O titular da Integração Nacional diz ainda em sua nota que, ao tomar posse, propôs a exoneração de Guedes Tourinho a FHC, que a aceitou. O que Fernando Bezerra não conta na nota é que, antes de ir ao Planalto, esteve no gabinete do senador Jader Barbalho, padrinho político de Guedes Tourinho.
Jader preside o PMDB, mesmo partido do ministro. O senador impôs uma condição para aceitar a saída do afilhado. Fernando Bezerra deveria nomear para o posto de superintendente da Sudam um nome de outro afilhado: Maurício Vasconcelos. Assim foi feito.

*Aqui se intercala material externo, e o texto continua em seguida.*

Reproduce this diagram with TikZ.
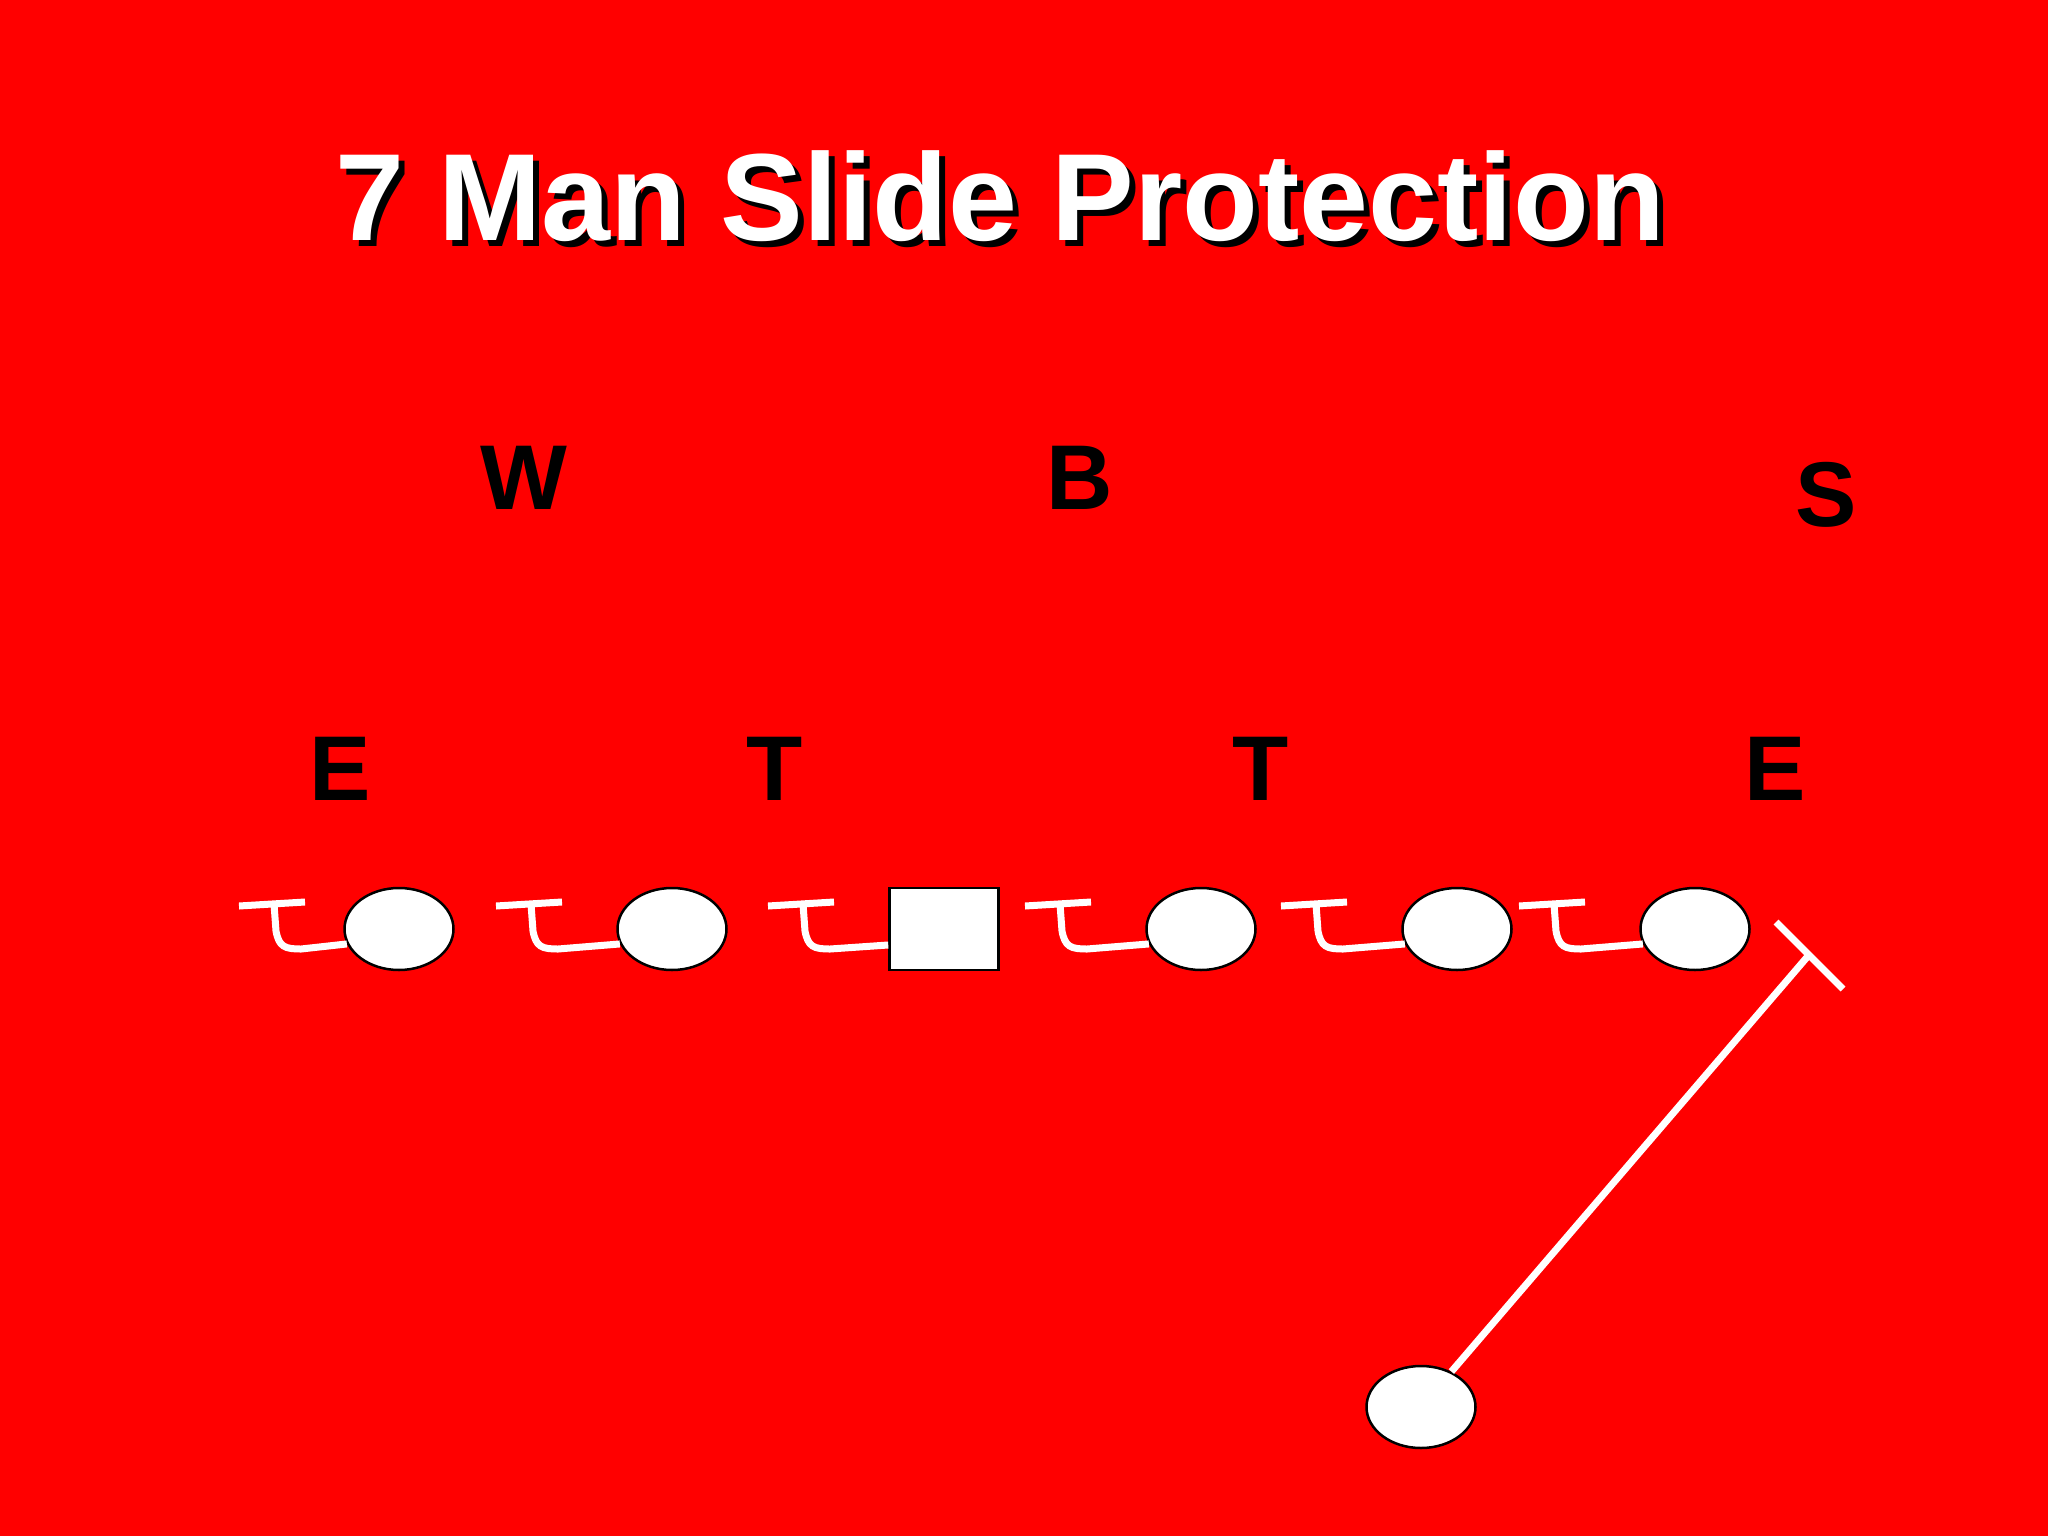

Meses depois, Maurício foi promovido a secretário-executivo da pasta da Integração Nacional. Indicou para a Sudam Hugo de Almeida. Fernando Bezerra diz que Maurício e Hugo merecem a sua confiança e afirma que a gestão de Guedes Tourinho está sob processo administrativo-disciplinar.
Na sexta-feira, Guedes Tourinho afirmou à Folha: "Todas as denúncias eu mandei investigar, a mesma coisa o Maurício (Vasconcelos) fez e o mesmo está fazendo o Hélio (de Almeida), atual superintendente. Eles têm me informado, eu conheço todos eles".